Exercise task: Find each line holding the word "that" and give the total alone.
** Begin Information provided **
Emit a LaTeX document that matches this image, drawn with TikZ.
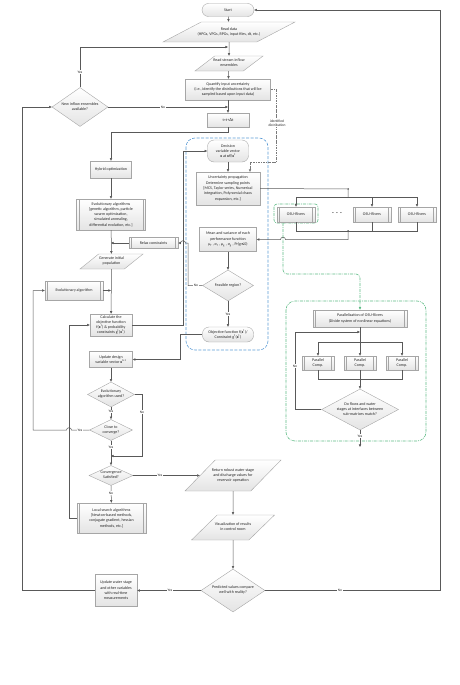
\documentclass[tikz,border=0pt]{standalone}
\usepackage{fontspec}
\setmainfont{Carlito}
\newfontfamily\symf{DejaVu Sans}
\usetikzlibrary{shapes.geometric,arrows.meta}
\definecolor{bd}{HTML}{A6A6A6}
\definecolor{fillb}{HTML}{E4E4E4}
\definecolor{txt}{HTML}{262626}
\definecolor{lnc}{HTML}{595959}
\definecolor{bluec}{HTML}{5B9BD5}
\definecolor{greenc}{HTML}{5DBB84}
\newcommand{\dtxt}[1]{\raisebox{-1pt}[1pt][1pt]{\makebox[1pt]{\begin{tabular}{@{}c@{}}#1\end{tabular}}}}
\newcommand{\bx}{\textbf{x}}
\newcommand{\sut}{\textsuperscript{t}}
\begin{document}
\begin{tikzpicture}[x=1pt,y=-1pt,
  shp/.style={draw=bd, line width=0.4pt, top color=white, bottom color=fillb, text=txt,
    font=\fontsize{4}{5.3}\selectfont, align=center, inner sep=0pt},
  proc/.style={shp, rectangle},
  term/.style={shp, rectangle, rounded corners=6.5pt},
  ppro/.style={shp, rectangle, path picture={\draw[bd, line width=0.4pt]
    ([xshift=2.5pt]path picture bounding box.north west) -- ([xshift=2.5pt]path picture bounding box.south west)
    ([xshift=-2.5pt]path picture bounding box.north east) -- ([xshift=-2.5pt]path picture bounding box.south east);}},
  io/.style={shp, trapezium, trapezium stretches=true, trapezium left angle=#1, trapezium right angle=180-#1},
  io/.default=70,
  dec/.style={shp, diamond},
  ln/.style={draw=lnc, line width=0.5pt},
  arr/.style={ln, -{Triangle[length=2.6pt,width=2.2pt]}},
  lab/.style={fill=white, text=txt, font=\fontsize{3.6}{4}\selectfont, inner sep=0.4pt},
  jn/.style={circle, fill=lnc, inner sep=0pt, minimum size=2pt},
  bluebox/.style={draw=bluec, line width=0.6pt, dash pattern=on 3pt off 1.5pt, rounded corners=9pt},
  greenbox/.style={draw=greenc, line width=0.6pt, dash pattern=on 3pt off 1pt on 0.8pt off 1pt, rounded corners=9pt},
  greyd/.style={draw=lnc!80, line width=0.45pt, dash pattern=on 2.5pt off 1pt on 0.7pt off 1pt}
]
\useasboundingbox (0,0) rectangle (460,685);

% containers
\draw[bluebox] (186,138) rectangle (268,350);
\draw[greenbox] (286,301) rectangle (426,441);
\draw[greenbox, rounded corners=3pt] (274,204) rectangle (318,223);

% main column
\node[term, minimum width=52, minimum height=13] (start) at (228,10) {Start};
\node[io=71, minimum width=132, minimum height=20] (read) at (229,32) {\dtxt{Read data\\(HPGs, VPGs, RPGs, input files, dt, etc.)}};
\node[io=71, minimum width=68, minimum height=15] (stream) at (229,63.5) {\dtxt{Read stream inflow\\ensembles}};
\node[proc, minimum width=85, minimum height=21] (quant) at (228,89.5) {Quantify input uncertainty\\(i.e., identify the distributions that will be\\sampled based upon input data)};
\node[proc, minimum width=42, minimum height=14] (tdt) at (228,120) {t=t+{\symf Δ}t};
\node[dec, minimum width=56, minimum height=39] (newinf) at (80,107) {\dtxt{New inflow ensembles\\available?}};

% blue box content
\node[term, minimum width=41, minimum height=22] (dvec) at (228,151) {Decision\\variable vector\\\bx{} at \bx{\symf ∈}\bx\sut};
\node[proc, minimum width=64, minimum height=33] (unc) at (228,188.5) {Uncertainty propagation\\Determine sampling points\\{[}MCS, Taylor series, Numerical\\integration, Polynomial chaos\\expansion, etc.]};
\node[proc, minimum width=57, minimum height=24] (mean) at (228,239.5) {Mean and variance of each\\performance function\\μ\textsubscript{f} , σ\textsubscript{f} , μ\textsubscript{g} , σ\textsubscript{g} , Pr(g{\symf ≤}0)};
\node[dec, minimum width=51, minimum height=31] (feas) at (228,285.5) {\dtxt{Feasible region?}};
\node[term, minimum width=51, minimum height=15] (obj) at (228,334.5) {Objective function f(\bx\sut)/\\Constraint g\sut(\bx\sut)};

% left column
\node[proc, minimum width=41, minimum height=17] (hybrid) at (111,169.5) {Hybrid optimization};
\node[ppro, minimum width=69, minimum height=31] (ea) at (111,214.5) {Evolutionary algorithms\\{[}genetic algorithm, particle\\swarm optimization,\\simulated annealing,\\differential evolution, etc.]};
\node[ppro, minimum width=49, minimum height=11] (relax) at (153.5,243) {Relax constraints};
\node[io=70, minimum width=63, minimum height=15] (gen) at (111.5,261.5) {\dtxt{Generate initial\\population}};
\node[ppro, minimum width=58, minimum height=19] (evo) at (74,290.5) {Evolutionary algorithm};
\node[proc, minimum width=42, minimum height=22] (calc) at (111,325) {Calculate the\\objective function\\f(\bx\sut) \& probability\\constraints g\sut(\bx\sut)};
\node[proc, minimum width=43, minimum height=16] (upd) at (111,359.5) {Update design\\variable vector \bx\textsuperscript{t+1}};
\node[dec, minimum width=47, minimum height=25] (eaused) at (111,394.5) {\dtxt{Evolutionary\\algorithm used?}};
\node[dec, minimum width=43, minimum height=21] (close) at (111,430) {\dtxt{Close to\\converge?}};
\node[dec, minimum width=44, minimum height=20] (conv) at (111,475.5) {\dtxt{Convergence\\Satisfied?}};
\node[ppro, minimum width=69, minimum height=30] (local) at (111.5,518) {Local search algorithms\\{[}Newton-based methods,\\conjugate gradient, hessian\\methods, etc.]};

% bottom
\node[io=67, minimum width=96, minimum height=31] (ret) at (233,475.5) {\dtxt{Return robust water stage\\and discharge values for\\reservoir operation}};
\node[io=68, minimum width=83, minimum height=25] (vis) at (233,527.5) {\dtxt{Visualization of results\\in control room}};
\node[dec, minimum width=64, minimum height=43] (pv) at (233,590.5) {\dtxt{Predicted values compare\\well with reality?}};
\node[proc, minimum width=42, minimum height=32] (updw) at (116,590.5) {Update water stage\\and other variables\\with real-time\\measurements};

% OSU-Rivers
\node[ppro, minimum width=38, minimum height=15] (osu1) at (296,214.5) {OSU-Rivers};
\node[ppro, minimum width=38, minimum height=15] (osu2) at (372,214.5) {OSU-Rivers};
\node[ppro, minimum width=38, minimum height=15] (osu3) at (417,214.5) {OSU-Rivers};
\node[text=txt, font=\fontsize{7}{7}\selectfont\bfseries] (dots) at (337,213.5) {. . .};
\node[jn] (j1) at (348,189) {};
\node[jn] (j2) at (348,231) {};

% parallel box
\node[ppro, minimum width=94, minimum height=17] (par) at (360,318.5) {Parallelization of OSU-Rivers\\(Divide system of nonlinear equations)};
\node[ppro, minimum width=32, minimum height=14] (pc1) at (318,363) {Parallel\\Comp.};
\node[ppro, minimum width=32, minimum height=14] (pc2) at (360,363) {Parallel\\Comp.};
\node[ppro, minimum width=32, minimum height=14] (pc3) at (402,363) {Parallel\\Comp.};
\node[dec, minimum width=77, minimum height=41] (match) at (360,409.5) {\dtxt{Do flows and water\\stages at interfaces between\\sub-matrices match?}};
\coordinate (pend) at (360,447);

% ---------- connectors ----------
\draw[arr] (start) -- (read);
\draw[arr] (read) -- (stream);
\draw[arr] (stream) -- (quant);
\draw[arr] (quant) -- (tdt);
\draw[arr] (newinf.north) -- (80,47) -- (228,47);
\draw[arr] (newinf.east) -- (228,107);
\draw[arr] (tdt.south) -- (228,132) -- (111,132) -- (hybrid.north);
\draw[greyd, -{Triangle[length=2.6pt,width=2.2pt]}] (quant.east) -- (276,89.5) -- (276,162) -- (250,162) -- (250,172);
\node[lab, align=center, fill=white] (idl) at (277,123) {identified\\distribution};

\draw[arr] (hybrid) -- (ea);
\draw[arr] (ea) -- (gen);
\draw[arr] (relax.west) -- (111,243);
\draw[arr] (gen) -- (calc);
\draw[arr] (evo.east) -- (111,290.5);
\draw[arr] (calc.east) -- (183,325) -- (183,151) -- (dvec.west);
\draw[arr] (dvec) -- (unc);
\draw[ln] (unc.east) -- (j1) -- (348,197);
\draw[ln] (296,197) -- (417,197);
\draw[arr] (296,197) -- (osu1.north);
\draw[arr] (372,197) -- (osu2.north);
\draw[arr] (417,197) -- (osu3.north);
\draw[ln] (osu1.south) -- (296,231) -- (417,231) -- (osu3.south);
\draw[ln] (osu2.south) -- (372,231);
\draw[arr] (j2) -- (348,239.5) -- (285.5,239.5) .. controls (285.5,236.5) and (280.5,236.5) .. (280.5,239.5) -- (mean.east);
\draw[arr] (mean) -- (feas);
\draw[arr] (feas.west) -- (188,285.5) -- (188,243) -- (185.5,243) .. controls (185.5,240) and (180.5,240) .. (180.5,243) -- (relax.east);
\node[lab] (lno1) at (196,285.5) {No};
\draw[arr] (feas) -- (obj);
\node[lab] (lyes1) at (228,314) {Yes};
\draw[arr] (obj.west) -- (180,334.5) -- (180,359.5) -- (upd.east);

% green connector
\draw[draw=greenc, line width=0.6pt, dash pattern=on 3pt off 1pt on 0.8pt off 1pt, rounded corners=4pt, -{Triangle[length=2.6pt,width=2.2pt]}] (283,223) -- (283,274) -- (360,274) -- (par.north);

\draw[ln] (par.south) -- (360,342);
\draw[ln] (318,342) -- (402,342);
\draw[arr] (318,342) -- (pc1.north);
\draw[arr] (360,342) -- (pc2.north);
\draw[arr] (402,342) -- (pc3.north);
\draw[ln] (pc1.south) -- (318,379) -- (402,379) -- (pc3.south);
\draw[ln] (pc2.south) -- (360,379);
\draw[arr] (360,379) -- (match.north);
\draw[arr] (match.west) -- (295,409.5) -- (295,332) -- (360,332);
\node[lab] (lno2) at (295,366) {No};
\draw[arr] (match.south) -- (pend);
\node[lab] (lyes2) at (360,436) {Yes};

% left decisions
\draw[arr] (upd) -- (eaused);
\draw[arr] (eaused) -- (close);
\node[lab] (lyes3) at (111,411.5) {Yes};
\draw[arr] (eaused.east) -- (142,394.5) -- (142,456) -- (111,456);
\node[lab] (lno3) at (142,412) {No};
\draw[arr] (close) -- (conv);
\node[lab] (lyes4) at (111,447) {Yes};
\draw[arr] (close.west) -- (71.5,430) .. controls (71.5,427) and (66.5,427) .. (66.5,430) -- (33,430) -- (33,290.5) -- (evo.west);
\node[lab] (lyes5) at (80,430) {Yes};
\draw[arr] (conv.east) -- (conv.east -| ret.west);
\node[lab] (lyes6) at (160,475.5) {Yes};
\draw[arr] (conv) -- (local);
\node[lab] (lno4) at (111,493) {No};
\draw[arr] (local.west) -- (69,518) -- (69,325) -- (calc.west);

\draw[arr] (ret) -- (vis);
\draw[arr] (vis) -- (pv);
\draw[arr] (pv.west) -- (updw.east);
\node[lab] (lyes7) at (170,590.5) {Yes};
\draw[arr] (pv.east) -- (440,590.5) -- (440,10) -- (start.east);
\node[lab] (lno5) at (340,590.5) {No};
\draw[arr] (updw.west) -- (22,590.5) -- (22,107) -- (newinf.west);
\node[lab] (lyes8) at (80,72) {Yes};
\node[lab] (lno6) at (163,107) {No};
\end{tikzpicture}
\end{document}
** End Information provided **
Result of the exercise: 2